INFORMATION GIVEN =>
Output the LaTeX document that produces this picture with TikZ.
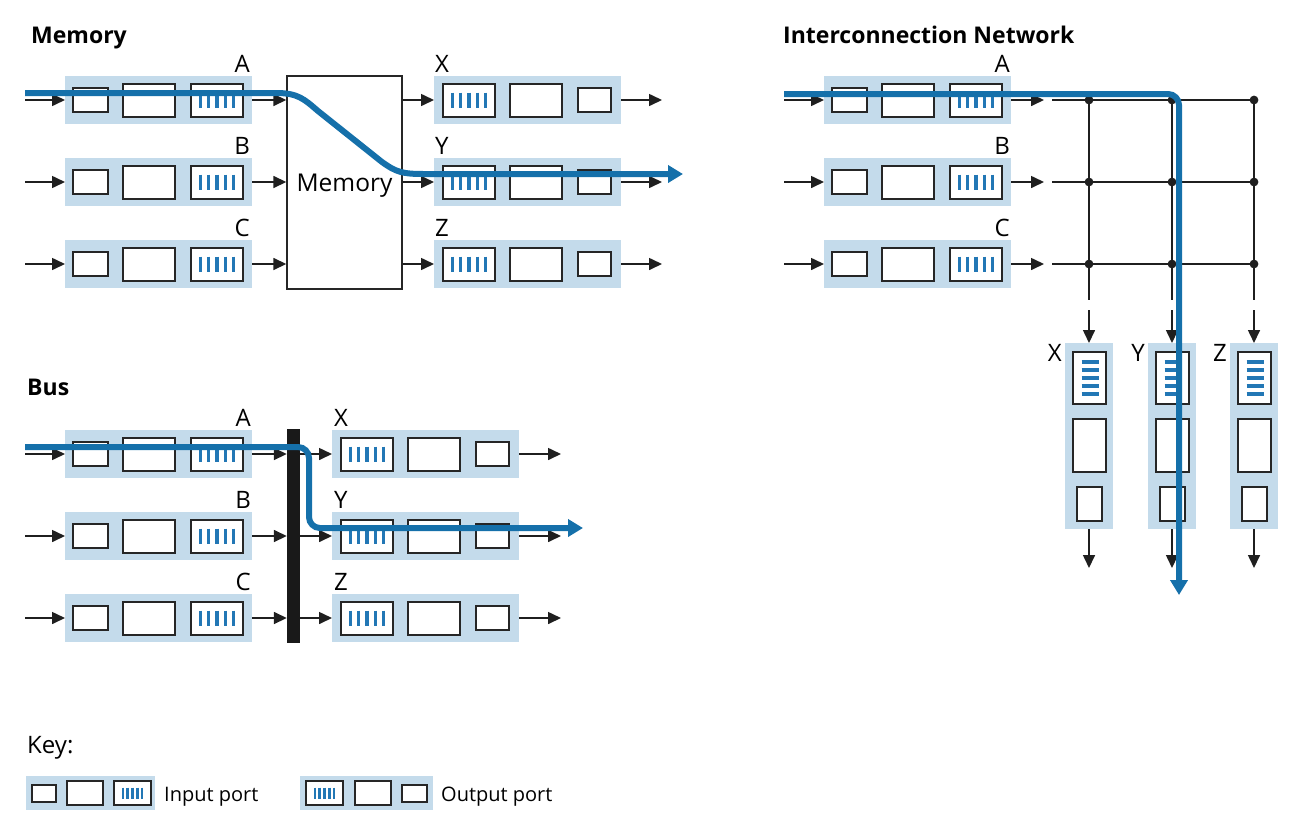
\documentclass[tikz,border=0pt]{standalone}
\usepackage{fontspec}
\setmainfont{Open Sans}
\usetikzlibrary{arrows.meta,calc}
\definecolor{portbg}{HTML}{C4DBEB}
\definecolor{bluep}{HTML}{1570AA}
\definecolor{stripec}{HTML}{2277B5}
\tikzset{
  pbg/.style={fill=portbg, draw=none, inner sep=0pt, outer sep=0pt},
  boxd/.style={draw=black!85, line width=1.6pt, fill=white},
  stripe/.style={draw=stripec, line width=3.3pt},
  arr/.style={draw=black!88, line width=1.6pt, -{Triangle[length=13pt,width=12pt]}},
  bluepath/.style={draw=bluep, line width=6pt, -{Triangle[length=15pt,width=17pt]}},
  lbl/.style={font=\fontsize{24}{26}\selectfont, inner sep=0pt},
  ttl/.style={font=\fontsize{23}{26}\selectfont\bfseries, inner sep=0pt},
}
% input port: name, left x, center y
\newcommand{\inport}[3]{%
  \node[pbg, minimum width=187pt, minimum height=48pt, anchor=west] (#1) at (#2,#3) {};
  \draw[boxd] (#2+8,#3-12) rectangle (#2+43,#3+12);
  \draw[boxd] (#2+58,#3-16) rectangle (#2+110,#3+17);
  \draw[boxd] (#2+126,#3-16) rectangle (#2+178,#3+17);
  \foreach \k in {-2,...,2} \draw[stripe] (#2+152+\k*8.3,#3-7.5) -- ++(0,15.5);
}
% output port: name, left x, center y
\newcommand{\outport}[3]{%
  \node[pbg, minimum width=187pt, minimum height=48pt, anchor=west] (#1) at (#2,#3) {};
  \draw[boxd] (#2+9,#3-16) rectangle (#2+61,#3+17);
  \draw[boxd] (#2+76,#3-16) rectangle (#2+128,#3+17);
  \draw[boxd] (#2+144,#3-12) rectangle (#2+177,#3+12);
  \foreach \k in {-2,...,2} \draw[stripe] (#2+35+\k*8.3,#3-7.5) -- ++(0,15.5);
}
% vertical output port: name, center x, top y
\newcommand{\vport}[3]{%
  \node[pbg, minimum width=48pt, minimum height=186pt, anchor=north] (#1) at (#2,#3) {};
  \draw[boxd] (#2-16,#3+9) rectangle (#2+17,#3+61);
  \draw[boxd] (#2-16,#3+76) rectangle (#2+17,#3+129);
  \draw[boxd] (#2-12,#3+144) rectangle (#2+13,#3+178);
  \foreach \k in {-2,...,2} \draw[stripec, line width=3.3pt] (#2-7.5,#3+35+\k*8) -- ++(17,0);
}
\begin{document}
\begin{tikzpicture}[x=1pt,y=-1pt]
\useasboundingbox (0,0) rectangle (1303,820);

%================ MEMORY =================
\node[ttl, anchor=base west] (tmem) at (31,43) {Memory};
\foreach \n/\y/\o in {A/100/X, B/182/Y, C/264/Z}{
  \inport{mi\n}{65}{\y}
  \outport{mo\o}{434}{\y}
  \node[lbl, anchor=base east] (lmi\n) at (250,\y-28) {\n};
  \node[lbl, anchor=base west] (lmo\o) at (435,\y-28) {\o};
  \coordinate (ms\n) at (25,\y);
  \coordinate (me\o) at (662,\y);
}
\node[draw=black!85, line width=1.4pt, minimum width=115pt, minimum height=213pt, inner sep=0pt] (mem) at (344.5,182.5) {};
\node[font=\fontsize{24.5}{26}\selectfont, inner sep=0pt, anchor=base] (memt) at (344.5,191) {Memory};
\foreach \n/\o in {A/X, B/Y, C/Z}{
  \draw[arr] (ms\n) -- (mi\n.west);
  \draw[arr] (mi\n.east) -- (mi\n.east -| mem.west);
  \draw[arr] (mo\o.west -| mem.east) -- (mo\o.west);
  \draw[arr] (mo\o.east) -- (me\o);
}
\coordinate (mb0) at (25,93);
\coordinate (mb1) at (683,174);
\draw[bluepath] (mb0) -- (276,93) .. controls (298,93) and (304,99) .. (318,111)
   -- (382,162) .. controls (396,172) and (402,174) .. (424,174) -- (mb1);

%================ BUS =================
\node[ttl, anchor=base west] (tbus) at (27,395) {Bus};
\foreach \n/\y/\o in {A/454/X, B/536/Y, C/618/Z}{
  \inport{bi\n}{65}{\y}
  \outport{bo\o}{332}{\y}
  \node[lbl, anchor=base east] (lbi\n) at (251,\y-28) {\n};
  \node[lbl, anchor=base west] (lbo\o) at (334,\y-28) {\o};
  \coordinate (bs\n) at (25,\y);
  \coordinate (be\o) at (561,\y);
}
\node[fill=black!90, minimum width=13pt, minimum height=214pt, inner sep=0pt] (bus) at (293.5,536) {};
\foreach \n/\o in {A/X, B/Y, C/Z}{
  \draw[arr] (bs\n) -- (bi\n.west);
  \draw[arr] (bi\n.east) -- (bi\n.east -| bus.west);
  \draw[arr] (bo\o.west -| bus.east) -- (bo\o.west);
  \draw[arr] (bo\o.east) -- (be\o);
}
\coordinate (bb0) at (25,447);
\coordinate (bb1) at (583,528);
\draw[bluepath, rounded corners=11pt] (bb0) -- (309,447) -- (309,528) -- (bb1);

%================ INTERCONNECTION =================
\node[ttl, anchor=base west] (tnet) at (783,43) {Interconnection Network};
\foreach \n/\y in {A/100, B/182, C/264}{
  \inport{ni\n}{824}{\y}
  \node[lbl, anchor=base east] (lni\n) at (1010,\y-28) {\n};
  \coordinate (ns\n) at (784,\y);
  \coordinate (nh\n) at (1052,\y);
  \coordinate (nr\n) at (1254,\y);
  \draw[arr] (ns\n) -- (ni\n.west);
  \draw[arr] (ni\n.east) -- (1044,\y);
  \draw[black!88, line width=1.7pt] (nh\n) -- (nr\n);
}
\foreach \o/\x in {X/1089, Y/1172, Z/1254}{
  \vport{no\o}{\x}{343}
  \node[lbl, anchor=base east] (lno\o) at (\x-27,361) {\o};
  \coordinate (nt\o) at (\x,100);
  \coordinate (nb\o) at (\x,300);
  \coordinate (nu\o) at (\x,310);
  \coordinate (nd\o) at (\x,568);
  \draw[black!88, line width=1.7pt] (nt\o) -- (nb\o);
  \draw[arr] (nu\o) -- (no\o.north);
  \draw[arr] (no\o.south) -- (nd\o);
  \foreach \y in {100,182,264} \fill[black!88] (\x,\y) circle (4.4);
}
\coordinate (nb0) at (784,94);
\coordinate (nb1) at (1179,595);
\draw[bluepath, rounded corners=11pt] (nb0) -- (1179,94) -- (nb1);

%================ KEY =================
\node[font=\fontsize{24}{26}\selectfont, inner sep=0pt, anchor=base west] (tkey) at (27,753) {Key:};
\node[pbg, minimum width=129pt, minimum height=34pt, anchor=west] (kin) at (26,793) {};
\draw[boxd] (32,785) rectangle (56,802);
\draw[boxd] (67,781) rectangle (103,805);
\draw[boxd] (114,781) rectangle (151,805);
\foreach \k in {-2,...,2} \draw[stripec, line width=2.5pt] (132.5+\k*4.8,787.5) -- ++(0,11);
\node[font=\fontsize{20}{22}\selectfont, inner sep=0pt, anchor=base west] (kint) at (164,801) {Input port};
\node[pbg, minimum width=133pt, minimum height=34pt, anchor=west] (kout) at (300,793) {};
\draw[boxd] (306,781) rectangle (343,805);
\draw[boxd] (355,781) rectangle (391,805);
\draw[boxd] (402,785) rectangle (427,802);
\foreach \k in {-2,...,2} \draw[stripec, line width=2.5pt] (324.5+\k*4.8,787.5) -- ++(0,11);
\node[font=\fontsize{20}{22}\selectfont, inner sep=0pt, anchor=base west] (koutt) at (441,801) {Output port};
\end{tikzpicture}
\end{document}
==
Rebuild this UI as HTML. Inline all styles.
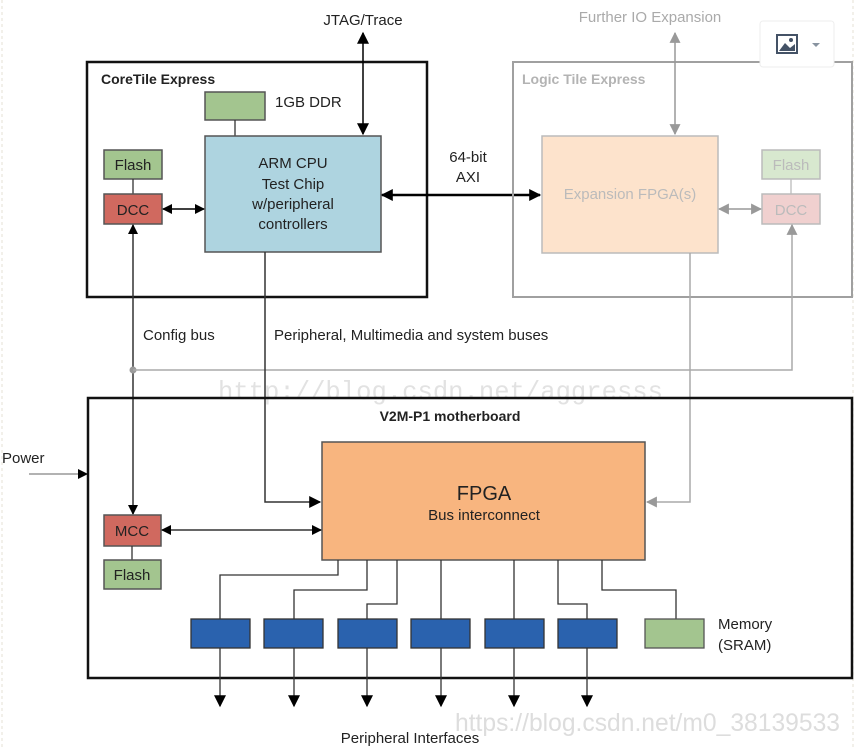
---
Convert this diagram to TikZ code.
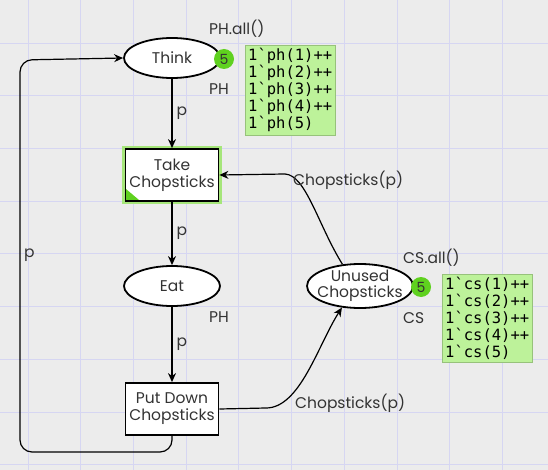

TASK DIRECTIONS => List each line of the entries that holds the string "HTML".

SOLUTION TO THIS PROBLEM =>
\definecolor{portbg}{HTML}{C4DBEB}
\definecolor{bluep}{HTML}{1570AA}
\definecolor{stripec}{HTML}{2277B5}
Rebuild this UI as HTML. Inline all styles.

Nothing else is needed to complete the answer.